** Work instructions **
Locate the string "this" throughout the material and copy every line in which it occurs.

** Provided records **
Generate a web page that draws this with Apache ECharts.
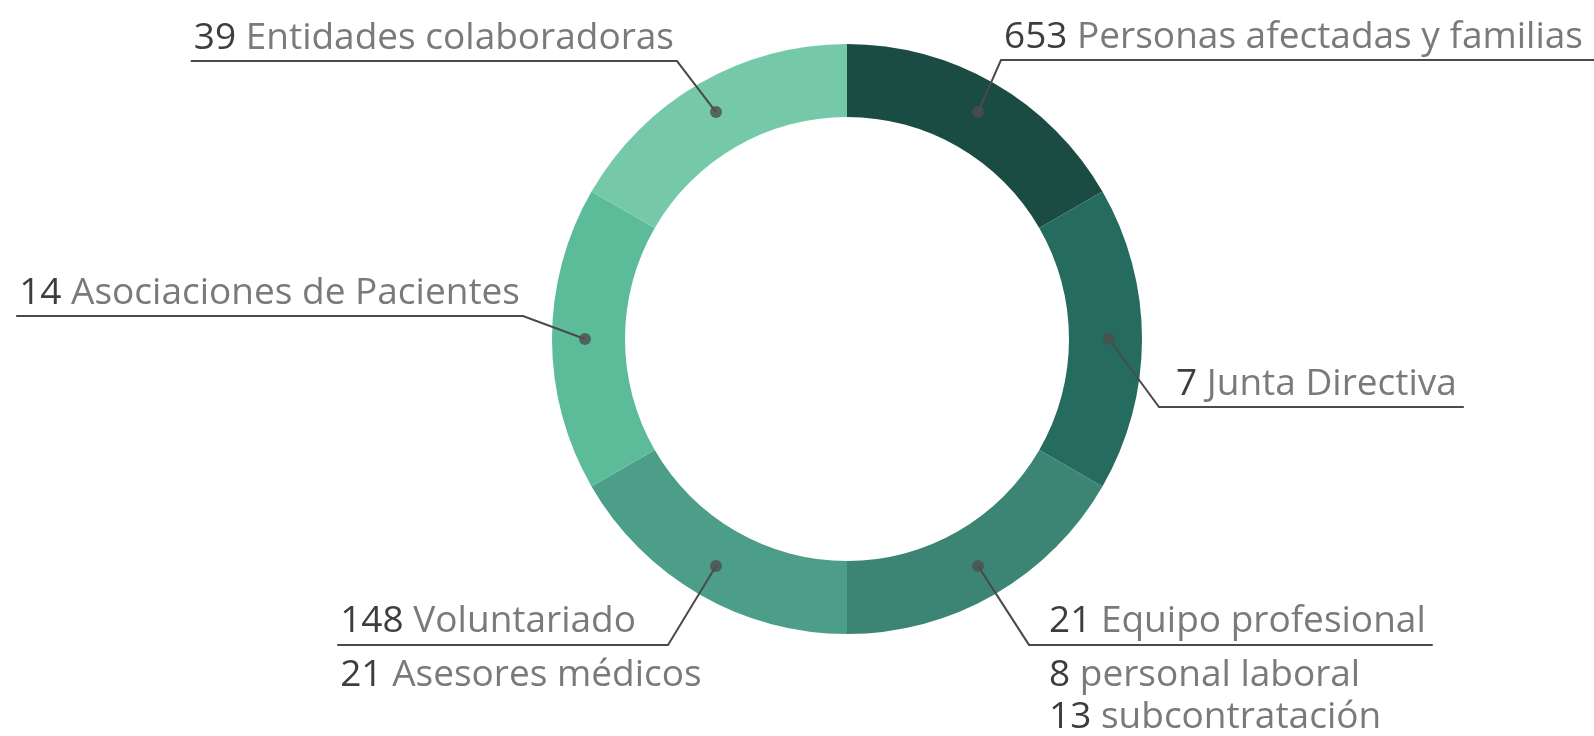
<!DOCTYPE html>
<html>
<head>
<meta charset="utf-8">
<script src="https://cdn.jsdelivr.net/npm/echarts@6/dist/echarts.min.js"></script>
<style>
  html, body { margin: 0; padding: 0; background: #fff; }
  #donut { width: 1594px; height: 736px; }
</style>
</head>
<body>
<div id="donut"></div>
<script>
// 分类名称与人数
const categories = ['Personas afectadas y familias', 'Junta Directiva', 'Equipo profesional',
  'Voluntariado', 'Asociaciones de Pacientes', 'Entidades colaboradoras'];
const counts = [653, 7, 21, 148, 14, 39];
// 附加行（标签下方）
const subNames = [[], [], ['personal laboral', 'subcontratación'], ['Asesores médicos'], [], []];
const subCounts = [[], [], [8, 13], [21], [], []];
// 环形图每段等分
const sliceWeights = [1, 1, 1, 1, 1, 1];
const sliceColors = ['#1b4c44', '#266b5f', '#3c8575', '#4d9e88', '#5cbc9a', '#75c9a9'];

const FONT = 'Open Sans';
const FS = 37;
const CENTER = [847, 339];
const MID_R = 262;
// 圆点 -> 折点 偏移, 文字与折点间距, 下划线超出文字长度
const leader = [[23, -52], [50, 68], [51, 79], [-48, 79], [-62, -23], [-39, -51]];
const textGap = [3, 17, 20, 32, 3, 3];
const lineExtra = [30, 7, 7, 3, 3, 3];

let ctx = document.createElement('canvas').getContext('2d');
function textWidth(str) {
  ctx.font = FS + 'px "' + FONT + '"';
  return ctx.measureText(str).width;
}

// 每段中间角度（顺时针，从12点开始）
let total = sliceWeights.reduce((a, b) => a + b, 0);
let midAngles = [];
let acc = 0;
sliceWeights.forEach(w => {
  midAngles.push((acc + w / 2) / total * 2 * Math.PI);
  acc += w;
});

let chart = echarts.init(document.getElementById('donut'));

let option = {
  animation: false,
  polar: { center: CENTER, radius: 295 },
  angleAxis: { type: 'category', data: categories, startAngle: 90, clockwise: true, show: false },
  radiusAxis: { type: 'value', min: 0, max: 295, show: false },
  series: [
    {
      // 色环
      type: 'pie',
      z: 1,
      center: CENTER,
      radius: [222, 295],
      startAngle: 90,
      clockwise: true,
      silent: true,
      label: { show: false },
      labelLine: { show: false },
      data: categories.map((c, i) => ({ name: c, value: sliceWeights[i], itemStyle: { color: sliceColors[i] } }))
    },
    {
      // 透明饼图，只用来放标签和引线
      type: 'pie',
      z: 5,
      center: CENTER,
      radius: [0, MID_R],
      startAngle: 90,
      clockwise: true,
      silent: true,
      avoidLabelOverlap: false,
      itemStyle: { color: 'rgba(0,0,0,0)' },
      label: {
        show: true,
        fontFamily: FONT,
        fontSize: FS,
        lineHeight: 42,
        formatter: p => {
          let i = p.dataIndex;
          let s = '{N|' + counts[i] + '}{T| ' + categories[i] + '}';
          subNames[i].forEach((n, k) => { s += '\n{n|' + subCounts[i][k] + '}{t| ' + n + '}'; });
          return s;
        },
        rich: {
          N: { color: '#3d3d3d', fontFamily: FONT, fontSize: FS, lineHeight: 66 },
          T: { color: '#7a7a7a', fontFamily: FONT, fontSize: FS, lineHeight: 66 },
          n: { color: '#3d3d3d', fontFamily: FONT, fontSize: FS, lineHeight: 42 },
          t: { color: '#7a7a7a', fontFamily: FONT, fontSize: FS, lineHeight: 42 }
        }
      },
      labelLine: { show: true, z: 10, lineStyle: { color: '#4a4a4a', width: 2 } },
      data: categories.map((c, i) => ({ name: c, value: sliceWeights[i] }))
    },
    {
      // 圆点
      type: 'scatter',
      z: 6,
      coordinateSystem: 'polar',
      symbolSize: 12,
      silent: true,
      itemStyle: { color: '#4d4d4d' },
      data: categories.map(c => [MID_R, c])
    }
  ]
};

option.series[1].labelLayout = function (params) {
  let i = params.dataIndex;
  let a = midAngles[i];
  let dot = [CENTER[0] + MID_R * Math.sin(a), CENTER[1] - MID_R * Math.cos(a)];
  let elbow = [dot[0] + leader[i][0], dot[1] + leader[i][1]];
  let w = textWidth(counts[i] + ' ' + categories[i]);
  let isLeft = leader[i][0] < 0;
  let x, end;
  if (isLeft) {
    x = elbow[0] - textGap[i] - w;
    end = x - lineExtra[i];
  } else {
    x = elbow[0] + textGap[i];
    end = x + w + lineExtra[i];
  }
  return {
    x: x,
    y: elbow[1] - 56,
    align: 'left',
    verticalAlign: 'top',
    labelLinePoints: [dot, elbow, [end, elbow[1]]]
  };
};

chart.setOption(option);
window.onresize = chart.resize;
</script>
</body>
</html>
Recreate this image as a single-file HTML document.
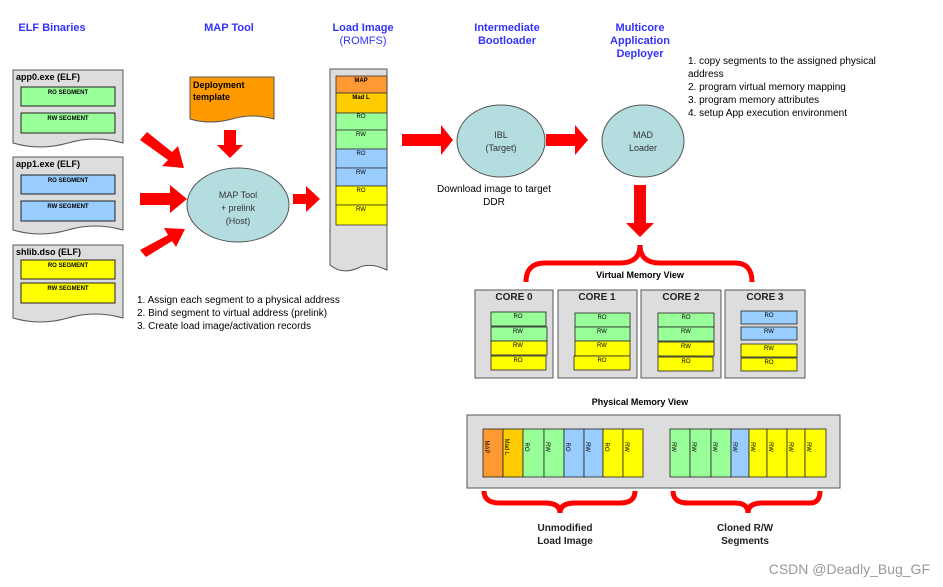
<!DOCTYPE html>
<html><head><meta charset="utf-8"><style>
body{margin:0;background:#fff}
svg{display:block;font-family:"Liberation Sans",sans-serif}
.t{font-size:6px;text-anchor:middle;fill:#000}
</style></head><body>
<svg width="943" height="587" viewBox="0 0 943 587" xmlns="http://www.w3.org/2000/svg">
<g font-weight="bold" font-size="11" fill="#3333ff" text-anchor="middle">
<text x="52" y="31">ELF Binaries</text>
<text x="229" y="31">MAP Tool</text>
<text x="363" y="31">Load Image</text>
<text x="363" y="44" font-weight="normal">(ROMFS)</text>
<text x="507" y="31">Intermediate</text>
<text x="507" y="44">Bootloader</text>
<text x="640" y="31">Multicore</text>
<text x="640" y="44">Application</text>
<text x="640" y="57">Deployer</text>
</g>
<!-- ELF docs -->
<g stroke="#555" stroke-width="1" fill="#ddd">
<path d="M13,70 H123 V143 Q95,135 68,143 Q40,151 13,143 Z"/>
<path d="M13,157 H123 V230 Q95,222 68,230 Q40,238 13,230 Z"/>
<path d="M13,245 H123 V318 Q95,310 68,318 Q40,326 13,318 Z"/>
</g>
<g font-size="9" font-weight="bold" fill="#000">
<text x="16" y="80">app0.exe (ELF)</text>
<text x="16" y="167">app1.exe (ELF)</text>
<text x="16" y="255">shlib.dso (ELF)</text>
</g>
<g stroke="#222" stroke-width="1">
<rect x="21" y="87" width="94" height="19" fill="#99ff99"/>
<rect x="21" y="113" width="94" height="20" fill="#99ff99"/>
<rect x="21" y="175" width="94" height="19" fill="#99ccff"/>
<rect x="21" y="201" width="94" height="20" fill="#99ccff"/>
<rect x="21" y="260" width="94" height="19" fill="#ffff00"/>
<rect x="21" y="283" width="94" height="20" fill="#ffff00"/>
</g>
<g class="t" font-size="6" font-weight="bold" text-anchor="middle">
<text x="68" y="94">RO SEGMENT</text><text x="68" y="120">RW SEGMENT</text>
<text x="68" y="182">RO SEGMENT</text><text x="68" y="208">RW SEGMENT</text>
<text x="68" y="267">RO SEGMENT</text><text x="68" y="290">RW SEGMENT</text>
</g>
<!-- deployment template -->
<path d="M190,77 H274 V119 Q252,113 232,119 Q210,125 190,119 Z" fill="#ff9900" stroke="#555"/>
<text x="193" y="88" font-size="9" font-weight="bold">Deployment</text>
<text x="193" y="100" font-size="9" font-weight="bold">template</text>
<!-- red arrows -->
<g fill="#ff0000">
<polygon points="224,130 236,130 236,145 243,145 230,158 217,145 224,145"/>
<polygon points="140,140 147,132 172,152 178,146 184,168 162,166 168,160"/>
<polygon points="140,193 170,193 170,185 187,199 170,213 170,205 140,205"/>
<polygon points="140,250 168,235 164,228 185,229 176,247 172,241 146,257"/>
<polygon points="293,194 306,194 306,186 320,199 306,212 306,204 293,204"/>
<polygon points="402,134 441,134 441,125 453,140 441,155 441,146 402,146"/>
<polygon points="546,134 575,134 575,125 588,140 575,155 575,146 546,146"/>
<polygon points="634,185 646,185 646,223 654,223 640,237 626,223 634,223"/>
</g>
<ellipse cx="238" cy="205" rx="51" ry="37" fill="#b4dde0" stroke="#555"/>
<g font-size="9" text-anchor="middle" fill="#333">
<text x="238" y="198">MAP Tool</text><text x="238" y="211">+ prelink</text><text x="238" y="224">(Host)</text>
</g>
<!-- load image -->
<path d="M330,69 H387 V270 Q370,262 358,268 Q342,275 330,265 Z" fill="#ddd" stroke="#555"/>
<g stroke="#333" stroke-width="0.8">
<rect x="336" y="76" width="51" height="17" fill="#ff9933"/>
<rect x="336" y="93" width="51" height="20" fill="#ffcc00"/>
<rect x="336" y="113" width="51" height="17" fill="#99ff99"/>
<rect x="336" y="130" width="51" height="19" fill="#99ff99"/>
<rect x="336" y="149" width="51" height="19" fill="#99ccff"/>
<rect x="336" y="168" width="51" height="18" fill="#99ccff"/>
<rect x="336" y="186" width="51" height="19" fill="#ffff00"/>
<rect x="336" y="205" width="51" height="20" fill="#ffff00"/>
</g>
<g class="t">
<text x="361" y="82" font-weight="bold">MAP</text><text x="361" y="99" font-weight="bold">Mad L</text>
<text x="361" y="118">RO</text><text x="361" y="136">RW</text><text x="361" y="155">RO</text>
<text x="361" y="174">RW</text><text x="361" y="192">RO</text><text x="361" y="211">RW</text>
</g>
<!-- IBL / MAD -->
<ellipse cx="501" cy="141" rx="44" ry="36" fill="#b4dde0" stroke="#555"/>
<ellipse cx="643" cy="141" rx="41" ry="36" fill="#b4dde0" stroke="#555"/>
<g font-size="9" text-anchor="middle" fill="#333">
<text x="501" y="138">IBL</text><text x="501" y="151">(Target)</text>
<text x="643" y="138">MAD</text><text x="643" y="151">Loader</text>
</g>
<g font-size="10" fill="#000">
<text x="494" y="192" text-anchor="middle">Download image to target</text>
<text x="494" y="205" text-anchor="middle">DDR</text>
<text x="688" y="64">1. copy segments to the assigned physical</text>
<text x="688" y="77">address</text>
<text x="688" y="90">2. program virtual memory mapping</text>
<text x="688" y="103">3. program memory attributes</text>
<text x="688" y="116">4. setup App execution environment</text>
<text x="137" y="303">1. Assign each segment to a physical address</text>
<text x="137" y="316">2. Bind segment to virtual address (prelink)</text>
<text x="137" y="329">3. Create load image/activation records</text>
</g>
<!-- braces -->
<g fill="none" stroke="#ff0000" stroke-width="5">
<path d="M526,282 Q526,263 545,263 H620 Q640,263 640,245 Q640,263 660,263 H735 Q752,263 752,282"/>
<path d="M484,491 Q484,503 500,503 H545 Q560,503 560,513 Q560,503 575,503 H620 Q635,503 635,491"/>
<path d="M673,491 Q673,503 688,503 H735 Q748,503 748,513 Q748,503 762,503 H810 Q820,503 820,491"/>
</g>
<text x="640" y="278" font-size="9" font-weight="bold" text-anchor="middle">Virtual Memory View</text>
<!-- cores -->
<g fill="#ddd" stroke="#555">
<rect x="475" y="290" width="78" height="88"/><rect x="558" y="290" width="79" height="88"/>
<rect x="641" y="290" width="80" height="88"/><rect x="725" y="290" width="80" height="88"/>
</g>
<g font-size="10" font-weight="bold" text-anchor="middle" fill="#222">
<text x="514" y="300">CORE 0</text><text x="597" y="300">CORE 1</text>
<text x="681" y="300">CORE 2</text><text x="765" y="300">CORE 3</text>
</g>
<g stroke="#222" stroke-width="0.8">
<rect x="491" y="312" width="55" height="14" fill="#99ff99"/><rect x="491" y="327" width="56" height="14" fill="#99ff99"/>
<rect x="491" y="341" width="56" height="14" fill="#ffff00"/><rect x="491" y="356" width="55" height="14" fill="#ffff00"/>
<rect x="575" y="313" width="55" height="14" fill="#99ff99"/><rect x="575" y="327" width="55" height="14" fill="#99ff99"/>
<rect x="575" y="341" width="55" height="15" fill="#ffff00"/><rect x="574" y="356" width="56" height="14" fill="#ffff00"/>
<rect x="658" y="313" width="56" height="14" fill="#99ff99"/><rect x="658" y="327" width="56" height="14" fill="#99ff99"/>
<rect x="658" y="342" width="56" height="14" fill="#ffff00"/><rect x="658" y="357" width="55" height="14" fill="#ffff00"/>
<rect x="741" y="311" width="56" height="13" fill="#99ccff"/><rect x="741" y="327" width="56" height="13" fill="#99ccff"/>
<rect x="741" y="344" width="56" height="13" fill="#ffff00"/><rect x="741" y="358" width="56" height="13" fill="#ffff00"/>
</g>
<g class="t">
<text x="518" y="318">RO</text><text x="518" y="333">RW</text><text x="518" y="347">RW</text><text x="518" y="362">RO</text>
<text x="602" y="319">RO</text><text x="602" y="333">RW</text><text x="602" y="347">RW</text><text x="602" y="362">RO</text>
<text x="686" y="319">RO</text><text x="686" y="333">RW</text><text x="686" y="348">RW</text><text x="686" y="363">RO</text>
<text x="769" y="317">RO</text><text x="769" y="333">RW</text><text x="769" y="350">RW</text><text x="769" y="364">RO</text>
</g>
<text x="640" y="405" font-size="9" font-weight="bold" text-anchor="middle">Physical Memory View</text>
<rect x="467" y="415" width="373" height="73" fill="#ddd" stroke="#555"/>
<g stroke="#222" stroke-width="0.8">
<rect x="483" y="429" width="20" height="48" fill="#ff9933"/><rect x="503" y="429" width="20" height="48" fill="#ffcc00"/>
<rect x="523" y="429" width="21" height="48" fill="#99ff99"/><rect x="544" y="429" width="20" height="48" fill="#99ff99"/>
<rect x="564" y="429" width="20" height="48" fill="#99ccff"/><rect x="584" y="429" width="19" height="48" fill="#99ccff"/>
<rect x="603" y="429" width="20" height="48" fill="#ffff00"/><rect x="623" y="429" width="20" height="48" fill="#ffff00"/>
<rect x="670" y="429" width="20" height="48" fill="#99ff99"/><rect x="690" y="429" width="21" height="48" fill="#99ff99"/>
<rect x="711" y="429" width="20" height="48" fill="#99ff99"/><rect x="731" y="429" width="18" height="48" fill="#99ccff"/>
<rect x="749" y="429" width="18" height="48" fill="#ffff00"/><rect x="767" y="429" width="20" height="48" fill="#ffff00"/>
<rect x="787" y="429" width="18" height="48" fill="#ffff00"/><rect x="805" y="429" width="21" height="48" fill="#ffff00"/>
</g>
<g class="t" font-size="6">
<text transform="translate(485,447) rotate(90)">MAP</text><text transform="translate(505,447) rotate(90)">Mad L</text>
<text transform="translate(525,447) rotate(90)">RO</text><text transform="translate(546,447) rotate(90)">RW</text>
<text transform="translate(566,447) rotate(90)">RO</text><text transform="translate(586,447) rotate(90)">RW</text>
<text transform="translate(605,447) rotate(90)">RO</text><text transform="translate(625,447) rotate(90)">RW</text>
<text transform="translate(672,447) rotate(90)">RW</text><text transform="translate(692,447) rotate(90)">RW</text>
<text transform="translate(713,447) rotate(90)">RW</text><text transform="translate(733,447) rotate(90)">RW</text>
<text transform="translate(751,447) rotate(90)">RW</text><text transform="translate(769,447) rotate(90)">RW</text>
<text transform="translate(789,447) rotate(90)">RW</text><text transform="translate(807,447) rotate(90)">RW</text>
</g>
<g font-size="10" font-weight="bold" text-anchor="middle" fill="#222">
<text x="565" y="531">Unmodified</text><text x="565" y="544">Load Image</text>
<text x="745" y="531">Cloned R/W</text><text x="745" y="544">Segments</text>
</g>
<text x="930" y="574" font-size="14" fill="#999" text-anchor="end">CSDN @Deadly_Bug_GF</text>
</svg>
</body></html>
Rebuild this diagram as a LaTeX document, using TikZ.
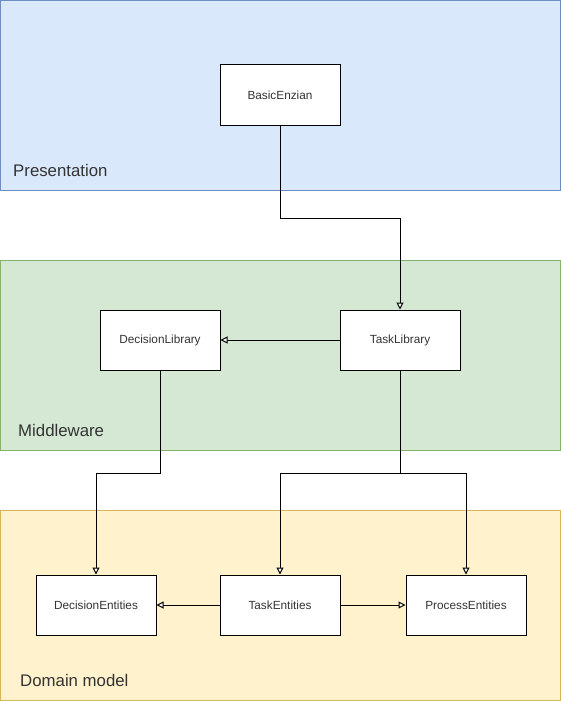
\documentclass[tikz,border=0pt]{standalone}
\usepackage{fontspec}
\setmainfont{Liberation Sans}
\usetikzlibrary{arrows.meta}
\definecolor{presfill}{HTML}{DAE8FC}
\definecolor{presline}{HTML}{6C8EBF}
\definecolor{midfill}{HTML}{D5E8D4}
\definecolor{midline}{HTML}{82B366}
\definecolor{domfill}{HTML}{FFF2CC}
\definecolor{domline}{HTML}{D6B656}
\definecolor{txt}{HTML}{333333}
\tikzset{
  layer/.style={draw=#1line, fill=#1fill, line width=1pt},
  layerlabel/.style={anchor=west, inner sep=0pt, font=\fontsize{16.8}{20}\selectfont, text=txt},
  comp/.style={draw=black, fill=white, line width=1pt, minimum width=120pt, minimum height=60pt, inner sep=0pt, font=\fontsize{11.8}{14}\selectfont, text=txt},
  link/.style={draw=black, line width=1pt, -{Triangle[open, length=7pt, width=7pt, fill=white]}},
  plain/.style={draw=black, line width=1pt}
}
\begin{document}
\begin{tikzpicture}[x=1pt, y=-1pt]
\useasboundingbox (0,0) rectangle (561,701);
\path[layer=pres] (0.5,0.5) rectangle (560.5,190);
\path[layer=mid] (0.5,260) rectangle (560.5,450);
\path[layer=dom] (0.5,510) rectangle (560.5,700.5);
\node[layerlabel] (lp) at (13,170) {Presentation};
\node[layerlabel] (lm) at (18,430) {Middleware};
\node[layerlabel] (ld) at (20,680) {Domain model};

\node[comp] (be) at (280,95) {BasicEnzian};
\node[comp] (dl) at (160,340) {DecisionLibrary};
\node[comp] (tl) at (400,340) {TaskLibrary};
\node[comp] (de) at (96,605) {DecisionEntities};
\node[comp] (te) at (280,605) {TaskEntities};
\node[comp] (pe) at (466,605) {ProcessEntities};

\coordinate (j1) at (280,218);
\coordinate (j2) at (400,218);
\coordinate (j3) at (160,473);
\coordinate (j4) at (96,473);
\coordinate (j5) at (400,473);
\coordinate (j6) at (280,473);
\coordinate (j7) at (466,473);

\draw[link] (be.south) -- (j1) -- (j2) -- (tl.north);
\draw[link] (tl.west) -- (dl.east);
\draw[link] (dl.south) -- (j3) -- (j4) -- (de.north);
\draw[link] (tl.south) -- (j5) -- (j6) -- (te.north);
\draw[link] (j5) -- (j7) -- (pe.north);
\draw[link] (te.west) -- (de.east);
\draw[link] (te.east) -- (pe.west);
\end{tikzpicture}
\end{document}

** Solved problem **
Generate a web page that draws this with Apache ECharts.
Recreate this image as a single-file HTML document.
Rebuild this diagram as a LaTeX document, using TikZ.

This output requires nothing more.